_GIVEN INFORMATION_
········
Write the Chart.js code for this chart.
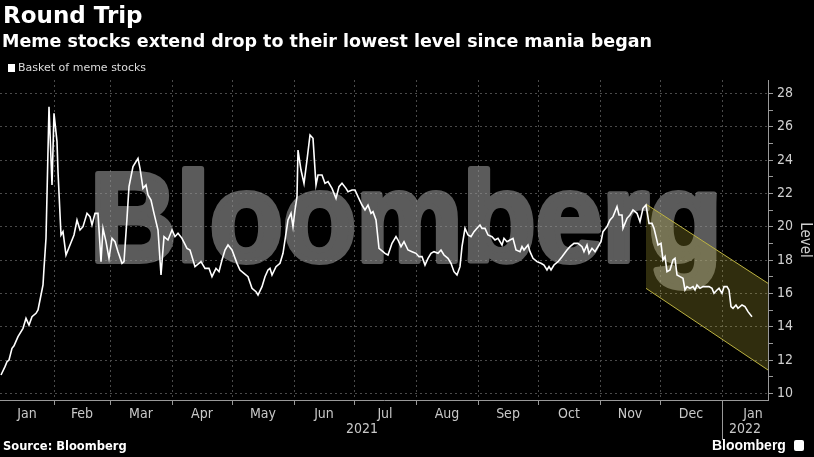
<!DOCTYPE html>
<html>
<head>
<meta charset="utf-8">
<script src="https://cdn.jsdelivr.net/npm/chart.js@4.4.0/dist/chart.umd.min.js"></script>
<style>
  html, body { margin: 0; padding: 0; background: #000; }
  #wrap { position: relative; width: 814px; height: 457px; overflow: hidden; }
  #wrap canvas { position: absolute; left: 0; top: 0; }
  .txt { position: absolute; color: #fff; white-space: nowrap; }
  #title { left: 3px; top: 2px; font: bold 23px 'DejaVu Sans', sans-serif; }
  #subtitle { left: 2px; top: 31px; font: bold 17.5px 'DejaVu Sans', sans-serif; }
  #legend { left: 8px; top: 61px; font: 11px 'DejaVu Sans', sans-serif; color: #ddd; }
  #legend i { display: inline-block; width: 7px; height: 8px; background: #fff; margin-right: 3px; vertical-align: -1px; }
  #source { left: 3px; top: 439px; font: bold 11.5px 'DejaVu Sans', sans-serif; }
  #logo { left: 712px; top: 437px; font: bold 14px 'Liberation Sans', sans-serif; }
  #logo b { display: inline-block; width: 10px; height: 11px; background: #fff; border-radius: 2px; margin-left: 8px; vertical-align: -1px; }
</style>
</head>
<body>
<div id="wrap">
  <canvas id="chart" width="814" height="457"></canvas>
  <div class="txt" id="title">Round Trip</div>
  <div class="txt" id="subtitle">Meme stocks extend drop to their lowest level since mania began</div>
  <div class="txt" id="legend"><i></i>Basket of meme stocks</div>
  <div class="txt" id="source">Source: Bloomberg</div>
  <div class="txt" id="logo">Bloomberg<b></b></div>
</div>
<script>
// x values are days counted from Jan 1 2021
const monthStarts = [31, 59, 90, 120, 151, 181, 212, 243, 273, 304, 334, 365];
const monthLabelDays = [17.5, 45, 74.5, 105, 135.5, 166, 196.5, 227.5, 258, 288.5, 319, 349.5, 380.5];
const monthLabels = ['Jan', 'Feb', 'Mar', 'Apr', 'May', 'Jun', 'Jul', 'Aug', 'Sep', 'Oct', 'Nov', 'Dec', 'Jan'];
const yearLabelDays = [185, 376.5];
const yearLabels = ['2021', '2022'];
const levelTicks = [10, 11, 12, 13, 14, 15, 16, 17, 18, 19, 20, 21, 22, 23, 24, 25, 26, 27, 28];

const days = [4.5, 6.5, 7.5, 8.5, 10, 11, 13, 15.5, 17, 18.5, 20, 22, 23, 24.5, 25.5, 26, 27, 27.5, 28.5, 30,
  31, 32.5, 33, 34.5, 35.5, 37, 39, 41, 42.5, 44, 45.5, 47.5, 49, 50, 51.5, 53, 54.5, 55.5, 57, 58.5,
  60, 61.5, 63, 65, 66, 67.5, 68.5, 70.5, 73, 74, 75.5, 77, 78, 79.5, 81, 83, 84.5, 86, 88, 90,
  91.5, 93, 95, 97.5, 99, 101.5, 104.5, 106.5, 108.5, 110, 112, 113.5, 115, 116.5, 118, 120, 122.5, 124, 126, 128,
  130, 132, 133, 135, 136.5, 138, 139, 140, 142, 144, 145.5, 147, 148, 149.5, 150.5, 151.5, 152.5, 153, 154.5, 156,
  157.5, 159, 160.5, 162, 163, 165, 166.5, 168, 170, 172, 173.5, 175, 177, 178, 180, 181.5, 183, 185, 186.5, 188,
  189.5, 190.5, 192, 193.5, 195.5, 196.5, 198, 200, 202, 203, 204.5, 206, 208, 210, 212, 213.5, 215, 216.5, 218, 219.5,
  221, 223, 224.5, 226, 228, 229.5, 231, 232.5, 234, 235, 236.5, 238, 239.5, 241, 242.5, 244, 245, 246.5, 248, 250,
  251.5, 253, 255, 256, 257.5, 259, 260.5, 262, 264, 265, 266, 268, 269, 270.5, 272.5, 274.5, 276, 277.5, 278.5, 279.5,
  281, 283, 285, 287.5, 289, 291, 293, 295, 296, 297.5, 298.5, 300, 301.5, 303, 304.5, 305.5, 307.5, 309, 310.5, 312.5,
  313.5, 315, 315.5, 317.5, 319, 320.5, 322.5, 324, 325.5, 327, 328.5, 330, 331, 332, 333, 334.5, 335.5, 336.5, 337.5, 339,
  340.5, 341.5, 342.5, 344, 345.5, 346.5, 347.5, 349, 350.5, 351.5, 352.5, 354, 355.5, 357.5, 358.5, 360, 361, 362.5, 363.5, 365,
  366, 367.5, 368.5, 369.5, 370.5, 372, 373, 375, 376.5, 378, 380];
const levels = [11.1, 11.6, 11.9, 12.0, 12.7, 12.85, 13.4, 13.9, 14.5, 14.1, 14.6, 14.8, 15.0, 15.9, 16.5, 17.5, 19.3, 21.9, 27.2, 22.5,
  26.8, 25.1, 23.3, 19.5, 19.7, 18.3, 18.9, 19.5, 20.4, 19.8, 20.0, 20.8, 20.6, 20.1, 20.8, 20.8, 17.9, 19.9, 19.1, 18.1,
  19.3, 19.1, 18.5, 17.8, 17.9, 20.5, 22.4, 23.6, 24.1, 23.5, 22.3, 22.5, 21.9, 21.6, 20.8, 19.8, 17.1, 19.4, 19.2, 19.8,
  19.4, 19.6, 19.3, 18.7, 18.6, 17.6, 17.9, 17.5, 17.5, 17.0, 17.5, 17.3, 18.0, 18.6, 18.9, 18.6, 17.8, 17.4, 17.2, 17.0,
  16.3, 16.1, 15.9, 16.4, 17.0, 17.4, 17.5, 17.1, 17.6, 17.8, 18.4, 19.6, 20.4, 20.8, 20.0, 21.0, 21.8, 24.6, 23.4, 22.6,
  24.0, 25.5, 25.3, 22.5, 23.1, 23.1, 22.6, 22.7, 22.3, 21.7, 22.4, 22.6, 22.3, 22.1, 22.2, 22.2, 21.8, 21.3, 21.0, 21.3,
  20.8, 20.9, 20.4, 18.7, 18.5, 18.4, 18.3, 19.0, 19.4, 19.2, 18.8, 19.1, 18.6, 18.5, 18.4, 18.2, 18.2, 17.7, 18.1, 18.4,
  18.5, 18.4, 18.6, 18.3, 18.1, 17.8, 17.3, 17.1, 17.6, 18.8, 19.9, 19.5, 19.4, 19.7, 19.9, 20.1, 19.9, 19.9, 19.5, 19.4,
  19.2, 19.3, 18.9, 19.3, 19.1, 19.2, 19.3, 18.6, 18.5, 18.8, 18.6, 18.9, 18.5, 18.1, 17.9, 17.8, 17.7, 17.4, 17.6, 17.4,
  17.7, 17.9, 18.2, 18.6, 18.8, 19.0, 19.0, 18.8, 18.5, 18.9, 18.4, 18.7, 18.5, 18.8, 19.1, 19.7, 20.0, 20.4, 20.6, 21.2,
  20.7, 20.7, 19.9, 20.5, 20.7, 21.0, 20.8, 20.3, 21.1, 21.3, 20.2, 20.2, 19.9, 19.4, 18.9, 19.0, 18.0, 18.2, 17.3, 17.4,
  18.0, 18.1, 17.1, 17.0, 16.9, 16.2, 16.4, 16.3, 16.4, 16.2, 16.5, 16.3, 16.4, 16.4, 16.4, 16.3, 16.0, 16.2, 16.3, 16.0,
  16.4, 16.4, 16.2, 15.2, 15.1, 15.3, 15.1, 15.3, 15.2, 14.9, 14.6];

// downward channel drawn over the last leg
const channelDays = [327, 388];
const channelUpper = [21.35, 16.6];
const channelLower = [16.3, 11.4];

const tickFont = { family: "'Liberation Sans Narrow', 'DejaVu Sans Condensed', 'Liberation Sans'", size: 14 };
const gridGrey = '#4a4a4a';

const extras = {
  id: 'extras',
  beforeDatasetsDraw(chart) {
    // heavy watermark: fill + stroke on a scratch canvas, then blended in once
    const off = document.createElement('canvas');
    off.width = chart.width;
    off.height = chart.height;
    const o = off.getContext('2d');
    o.font = "bold 126px 'Liberation Sans'";
    o.fillStyle = '#989898';
    o.strokeStyle = '#989898';
    o.lineWidth = 6;
    o.lineJoin = 'round';
    o.textAlign = 'center';
    o.textBaseline = 'alphabetic';
    o.fillText('Bloomberg', 406, 261, 632);
    o.strokeText('Bloomberg', 406, 261, 632);
    const ctx = chart.ctx;
    ctx.save();
    ctx.globalAlpha = 0.6;
    ctx.drawImage(off, 0, 0);
    ctx.restore();
  },
  afterDraw(chart) {
    const ctx = chart.ctx;
    const sx = chart.scales.x;
    ctx.save();
    ctx.fillStyle = '#c8c8c8';
    ctx.font = "14px 'Liberation Sans Narrow', 'DejaVu Sans Condensed', 'Liberation Sans'";
    ctx.textAlign = 'center';
    ctx.textBaseline = 'middle';
    yearLabels.forEach((t, i) => ctx.fillText(t, sx.getPixelForValue(yearLabelDays[i]), 429));
    const px = Math.round(sx.getPixelForValue(365)) + 0.5;
    ctx.strokeStyle = '#999';
    ctx.lineWidth = 1;
    ctx.beginPath();
    ctx.moveTo(px, chart.chartArea.bottom);
    ctx.lineTo(px, 440);
    ctx.stroke();
    ctx.restore();
  }
};

new Chart(document.getElementById('chart'), {
  type: 'line',
  data: {
    datasets: [
      {
        label: 'Basket of meme stocks',
        data: days.map((d, i) => ({ x: d, y: levels[i] })),
        borderColor: '#ffffff',
        borderWidth: 1.6,
        pointRadius: 0,
        tension: 0,
        fill: false
      },
      {
        data: channelDays.map((d, i) => ({ x: d, y: channelUpper[i] })),
        borderColor: '#bdb342',
        borderWidth: 1,
        pointRadius: 0,
        fill: false
      },
      {
        data: channelDays.map((d, i) => ({ x: d, y: channelLower[i] })),
        borderColor: '#bdb342',
        borderWidth: 1,
        pointRadius: 0,
        fill: '-1',
        backgroundColor: 'rgba(200,190,60,0.24)'
      }
    ]
  },
  options: {
    responsive: false,
    animation: false,
    events: [],
    layout: { padding: { left: 0, right: 0, top: 80, bottom: 30 } },
    plugins: { legend: { display: false }, tooltip: { enabled: false } },
    scales: {
      x: {
        type: 'linear',
        position: 'bottom',
        min: 4,
        max: 388,
        afterBuildTicks: s => { s.ticks = monthStarts.map(v => ({ value: v })); },
        afterFit: s => { s.height = 5; },
        ticks: { display: false },
        grid: { color: gridGrey, tickColor: '#999', tickLength: 5 },
        border: { color: '#999', dash: [2, 3] }
      },
      xm: {
        type: 'linear',
        position: 'bottom',
        min: 4,
        max: 388,
        afterBuildTicks: s => { s.ticks = monthLabelDays.map(v => ({ value: v })); },
        afterFit: s => { s.height = 22; },
        grid: { display: false, drawTicks: false },
        border: { display: false },
        ticks: {
          autoSkip: false,
          maxRotation: 0,
          padding: 1,
          color: '#c8c8c8',
          font: tickFont,
          callback: (v, i) => monthLabels[i]
        }
      },
      y: {
        type: 'linear',
        position: 'right',
        min: 9.6,
        max: 28.8,
        afterBuildTicks: s => { s.ticks = levelTicks.map(v => ({ value: v })); },
        afterFit: s => { s.width = 46; },
        grid: {
          color: c => (c.tick && c.tick.value % 2 === 0 ? gridGrey : 'transparent'),
          tickColor: '#999',
          tickLength: 5
        },
        border: { color: '#999', dash: [2, 3] },
        ticks: {
          autoSkip: false,
          padding: 4,
          color: '#d0d0d0',
          font: tickFont,
          callback: v => (v % 2 === 0 ? String(v) : '')
        },
        title: {
          display: true,
          text: 'Level',
          color: '#d0d0d0',
          font: { family: tickFont.family, size: 15 },
          padding: { top: 0, bottom: 4 }
        }
      }
    }
  },
  plugins: [extras]
});
</script>
</body>
</html>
········
_YOUR OBJECTIVE_
Extract lines where the string "chart" occurs.

_WRITTEN RESPONSE_
Write the Chart.js code for this chart.
<script src="https://cdn.jsdelivr.net/npm/chart.js@4.4.0/dist/chart.umd.min.js"></script>
  <canvas id="chart" width="814" height="457"></canvas>
  beforeDatasetsDraw(chart) {
    off.width = chart.width;
    off.height = chart.height;
    const ctx = chart.ctx;
  afterDraw(chart) {
    const ctx = chart.ctx;
    const sx = chart.scales.x;
    ctx.moveTo(px, chart.chartArea.bottom);
new Chart(document.getElementById('chart'), {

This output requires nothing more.